**What the task asks:** Pictures stay out of the copy. Please reproduce only the lines between the one holding "Generate a Python" and the one holding "bar_years = [str(y)", inclusive.

**Available data:**
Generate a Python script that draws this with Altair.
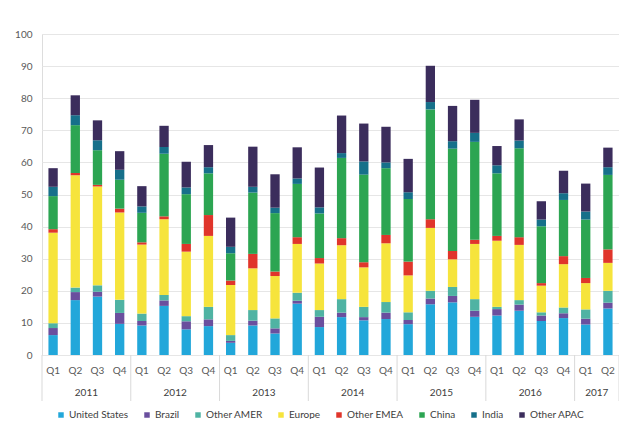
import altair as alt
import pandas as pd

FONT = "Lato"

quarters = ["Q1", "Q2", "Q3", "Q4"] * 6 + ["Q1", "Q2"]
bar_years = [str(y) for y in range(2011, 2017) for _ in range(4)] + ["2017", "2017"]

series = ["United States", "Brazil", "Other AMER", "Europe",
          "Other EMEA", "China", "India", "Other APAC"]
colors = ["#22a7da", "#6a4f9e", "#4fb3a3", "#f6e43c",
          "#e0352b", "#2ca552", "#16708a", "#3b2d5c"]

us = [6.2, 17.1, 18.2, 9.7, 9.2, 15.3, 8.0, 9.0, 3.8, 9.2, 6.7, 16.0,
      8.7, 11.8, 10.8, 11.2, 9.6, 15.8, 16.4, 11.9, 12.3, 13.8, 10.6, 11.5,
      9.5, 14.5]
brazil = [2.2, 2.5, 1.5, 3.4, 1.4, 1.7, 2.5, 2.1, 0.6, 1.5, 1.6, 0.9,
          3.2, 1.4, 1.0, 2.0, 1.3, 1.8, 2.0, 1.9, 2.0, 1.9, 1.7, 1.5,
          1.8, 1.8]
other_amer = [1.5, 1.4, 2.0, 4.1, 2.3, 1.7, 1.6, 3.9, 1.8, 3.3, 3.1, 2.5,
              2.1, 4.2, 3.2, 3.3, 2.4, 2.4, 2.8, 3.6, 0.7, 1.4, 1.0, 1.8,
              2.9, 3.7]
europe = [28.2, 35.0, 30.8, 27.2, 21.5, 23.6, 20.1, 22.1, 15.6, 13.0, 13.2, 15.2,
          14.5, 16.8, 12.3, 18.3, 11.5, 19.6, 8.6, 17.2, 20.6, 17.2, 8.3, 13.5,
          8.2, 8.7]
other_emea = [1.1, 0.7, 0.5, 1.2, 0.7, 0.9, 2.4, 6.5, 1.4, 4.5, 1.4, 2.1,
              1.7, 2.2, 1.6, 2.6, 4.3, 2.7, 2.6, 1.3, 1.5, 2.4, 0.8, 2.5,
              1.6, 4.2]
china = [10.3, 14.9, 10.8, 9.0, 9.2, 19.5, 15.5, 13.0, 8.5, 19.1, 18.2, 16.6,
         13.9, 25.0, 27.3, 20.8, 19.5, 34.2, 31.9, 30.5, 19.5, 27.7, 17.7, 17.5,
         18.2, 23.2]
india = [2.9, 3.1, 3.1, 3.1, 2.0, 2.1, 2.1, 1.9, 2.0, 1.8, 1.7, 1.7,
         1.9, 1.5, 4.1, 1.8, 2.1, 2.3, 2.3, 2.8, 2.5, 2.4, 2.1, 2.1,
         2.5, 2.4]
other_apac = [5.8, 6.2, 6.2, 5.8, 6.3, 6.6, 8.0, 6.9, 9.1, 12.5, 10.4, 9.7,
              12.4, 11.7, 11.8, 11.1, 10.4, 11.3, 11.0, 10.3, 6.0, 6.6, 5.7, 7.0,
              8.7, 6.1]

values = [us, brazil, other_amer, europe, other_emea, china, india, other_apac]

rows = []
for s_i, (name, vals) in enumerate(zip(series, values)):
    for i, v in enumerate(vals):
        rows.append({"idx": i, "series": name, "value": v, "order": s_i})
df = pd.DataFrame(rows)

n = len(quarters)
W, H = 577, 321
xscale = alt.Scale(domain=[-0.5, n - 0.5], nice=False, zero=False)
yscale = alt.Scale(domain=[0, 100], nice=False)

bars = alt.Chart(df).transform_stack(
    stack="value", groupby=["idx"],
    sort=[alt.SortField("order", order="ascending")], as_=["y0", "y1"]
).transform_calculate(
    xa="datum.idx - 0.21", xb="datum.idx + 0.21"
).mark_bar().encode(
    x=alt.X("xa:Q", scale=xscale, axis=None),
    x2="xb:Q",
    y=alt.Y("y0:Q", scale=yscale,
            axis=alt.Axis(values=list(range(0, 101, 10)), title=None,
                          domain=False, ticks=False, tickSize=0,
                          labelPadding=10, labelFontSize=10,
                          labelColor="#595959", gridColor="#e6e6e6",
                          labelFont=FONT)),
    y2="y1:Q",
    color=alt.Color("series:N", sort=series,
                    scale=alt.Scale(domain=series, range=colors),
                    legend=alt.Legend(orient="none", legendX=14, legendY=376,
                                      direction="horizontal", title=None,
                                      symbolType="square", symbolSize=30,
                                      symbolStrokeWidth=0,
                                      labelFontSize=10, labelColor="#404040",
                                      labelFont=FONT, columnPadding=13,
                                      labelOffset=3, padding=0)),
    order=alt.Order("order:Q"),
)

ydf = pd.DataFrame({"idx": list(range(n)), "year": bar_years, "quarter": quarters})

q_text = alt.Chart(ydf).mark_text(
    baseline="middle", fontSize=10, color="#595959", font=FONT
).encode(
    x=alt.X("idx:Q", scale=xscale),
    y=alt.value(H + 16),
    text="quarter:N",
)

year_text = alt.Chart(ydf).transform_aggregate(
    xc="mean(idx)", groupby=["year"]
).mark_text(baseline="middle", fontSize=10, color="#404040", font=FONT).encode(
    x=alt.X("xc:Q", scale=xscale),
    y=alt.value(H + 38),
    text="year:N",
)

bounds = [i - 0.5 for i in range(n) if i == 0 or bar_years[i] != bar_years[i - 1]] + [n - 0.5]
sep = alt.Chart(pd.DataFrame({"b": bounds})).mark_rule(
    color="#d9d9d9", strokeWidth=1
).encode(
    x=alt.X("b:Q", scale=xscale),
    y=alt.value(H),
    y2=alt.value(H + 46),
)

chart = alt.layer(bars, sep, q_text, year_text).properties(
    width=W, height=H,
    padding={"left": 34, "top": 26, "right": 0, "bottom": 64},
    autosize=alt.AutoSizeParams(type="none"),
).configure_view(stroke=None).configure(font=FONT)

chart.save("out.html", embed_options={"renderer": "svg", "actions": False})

--

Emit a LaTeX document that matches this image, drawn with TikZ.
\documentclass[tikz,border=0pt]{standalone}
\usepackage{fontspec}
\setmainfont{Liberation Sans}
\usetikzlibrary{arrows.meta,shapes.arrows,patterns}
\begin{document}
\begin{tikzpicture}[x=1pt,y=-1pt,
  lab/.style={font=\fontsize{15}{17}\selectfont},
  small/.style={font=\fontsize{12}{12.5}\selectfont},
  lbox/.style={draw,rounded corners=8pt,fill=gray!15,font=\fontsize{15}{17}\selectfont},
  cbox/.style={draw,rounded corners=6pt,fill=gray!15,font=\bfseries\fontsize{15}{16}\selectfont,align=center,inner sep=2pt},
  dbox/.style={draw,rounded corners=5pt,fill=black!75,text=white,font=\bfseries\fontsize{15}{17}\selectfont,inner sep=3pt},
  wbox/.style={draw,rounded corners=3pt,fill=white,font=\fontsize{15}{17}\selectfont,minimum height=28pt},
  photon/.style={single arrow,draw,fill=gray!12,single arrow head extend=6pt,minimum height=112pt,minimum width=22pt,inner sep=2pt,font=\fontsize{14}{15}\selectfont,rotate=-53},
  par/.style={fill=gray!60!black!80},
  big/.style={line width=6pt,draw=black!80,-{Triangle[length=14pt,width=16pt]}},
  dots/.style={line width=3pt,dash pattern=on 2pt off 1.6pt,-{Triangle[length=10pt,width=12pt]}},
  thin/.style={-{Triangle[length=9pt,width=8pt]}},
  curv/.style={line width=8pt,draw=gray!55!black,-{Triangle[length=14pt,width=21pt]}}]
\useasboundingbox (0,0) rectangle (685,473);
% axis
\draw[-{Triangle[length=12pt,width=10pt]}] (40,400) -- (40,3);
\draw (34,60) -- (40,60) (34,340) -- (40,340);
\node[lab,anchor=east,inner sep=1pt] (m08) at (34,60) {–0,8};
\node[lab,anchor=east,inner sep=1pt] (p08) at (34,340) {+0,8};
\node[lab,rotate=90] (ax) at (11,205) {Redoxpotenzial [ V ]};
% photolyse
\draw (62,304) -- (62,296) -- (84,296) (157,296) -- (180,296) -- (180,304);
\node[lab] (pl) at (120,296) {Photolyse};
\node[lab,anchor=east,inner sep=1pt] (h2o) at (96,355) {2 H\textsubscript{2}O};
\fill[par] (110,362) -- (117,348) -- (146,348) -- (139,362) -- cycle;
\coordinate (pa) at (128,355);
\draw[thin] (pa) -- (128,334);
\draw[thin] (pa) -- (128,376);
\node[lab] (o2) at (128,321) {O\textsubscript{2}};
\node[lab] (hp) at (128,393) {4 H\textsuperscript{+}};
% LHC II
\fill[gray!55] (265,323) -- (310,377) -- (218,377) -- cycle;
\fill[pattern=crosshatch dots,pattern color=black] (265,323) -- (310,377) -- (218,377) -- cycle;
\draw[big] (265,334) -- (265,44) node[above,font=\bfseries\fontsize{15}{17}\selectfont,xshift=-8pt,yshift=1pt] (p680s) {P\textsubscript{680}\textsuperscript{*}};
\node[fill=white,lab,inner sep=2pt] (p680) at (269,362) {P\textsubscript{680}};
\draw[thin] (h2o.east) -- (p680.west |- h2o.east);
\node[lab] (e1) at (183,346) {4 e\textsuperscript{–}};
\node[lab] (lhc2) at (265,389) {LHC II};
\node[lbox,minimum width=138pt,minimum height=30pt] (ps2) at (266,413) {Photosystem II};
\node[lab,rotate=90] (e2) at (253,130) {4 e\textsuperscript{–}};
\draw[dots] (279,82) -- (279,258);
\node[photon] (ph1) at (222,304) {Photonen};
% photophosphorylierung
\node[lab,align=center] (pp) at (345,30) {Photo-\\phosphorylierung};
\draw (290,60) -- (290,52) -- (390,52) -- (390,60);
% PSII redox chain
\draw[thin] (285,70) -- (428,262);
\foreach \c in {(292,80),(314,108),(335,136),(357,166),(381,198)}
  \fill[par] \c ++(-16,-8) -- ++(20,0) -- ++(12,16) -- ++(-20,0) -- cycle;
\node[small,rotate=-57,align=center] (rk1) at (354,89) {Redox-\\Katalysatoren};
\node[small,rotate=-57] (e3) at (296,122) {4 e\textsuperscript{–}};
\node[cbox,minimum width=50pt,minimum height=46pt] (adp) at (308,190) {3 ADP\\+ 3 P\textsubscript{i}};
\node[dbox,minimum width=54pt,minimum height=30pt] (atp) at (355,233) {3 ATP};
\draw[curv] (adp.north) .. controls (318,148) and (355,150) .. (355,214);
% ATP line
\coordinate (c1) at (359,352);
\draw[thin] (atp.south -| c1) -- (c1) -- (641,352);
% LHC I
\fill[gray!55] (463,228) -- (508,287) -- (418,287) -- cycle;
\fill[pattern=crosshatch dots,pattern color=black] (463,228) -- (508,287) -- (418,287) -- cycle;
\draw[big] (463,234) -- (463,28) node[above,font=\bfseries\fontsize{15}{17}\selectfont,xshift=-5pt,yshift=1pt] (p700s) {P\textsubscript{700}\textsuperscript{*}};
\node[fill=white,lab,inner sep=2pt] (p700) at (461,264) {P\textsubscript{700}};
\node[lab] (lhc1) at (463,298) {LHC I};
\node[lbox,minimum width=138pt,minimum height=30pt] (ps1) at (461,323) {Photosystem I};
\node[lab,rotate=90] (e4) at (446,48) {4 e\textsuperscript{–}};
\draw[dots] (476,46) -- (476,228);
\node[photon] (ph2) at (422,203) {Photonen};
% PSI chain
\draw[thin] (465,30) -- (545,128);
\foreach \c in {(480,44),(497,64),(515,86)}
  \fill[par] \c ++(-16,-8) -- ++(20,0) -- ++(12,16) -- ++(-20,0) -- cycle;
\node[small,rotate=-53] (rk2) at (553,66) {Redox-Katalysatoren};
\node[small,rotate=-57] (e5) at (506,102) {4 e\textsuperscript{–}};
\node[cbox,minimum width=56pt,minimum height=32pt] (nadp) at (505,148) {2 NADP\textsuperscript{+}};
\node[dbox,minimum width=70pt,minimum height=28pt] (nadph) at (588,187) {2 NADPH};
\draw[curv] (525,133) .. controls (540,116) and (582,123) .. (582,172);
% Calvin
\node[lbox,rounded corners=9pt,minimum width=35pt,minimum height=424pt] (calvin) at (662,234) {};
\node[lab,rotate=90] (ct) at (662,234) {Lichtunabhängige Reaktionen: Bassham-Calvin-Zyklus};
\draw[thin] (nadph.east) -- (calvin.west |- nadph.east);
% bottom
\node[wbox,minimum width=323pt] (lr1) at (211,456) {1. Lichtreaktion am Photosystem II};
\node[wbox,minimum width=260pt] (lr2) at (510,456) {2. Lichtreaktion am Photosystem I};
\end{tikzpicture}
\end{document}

**Solution to this problem:**
Generate a Python script that draws this with Altair.
import altair as alt
import pandas as pd

FONT = "Lato"

quarters = ["Q1", "Q2", "Q3", "Q4"] * 6 + ["Q1", "Q2"]
bar_years = [str(y) for y in range(2011, 2017) for _ in range(4)] + ["2017", "2017"]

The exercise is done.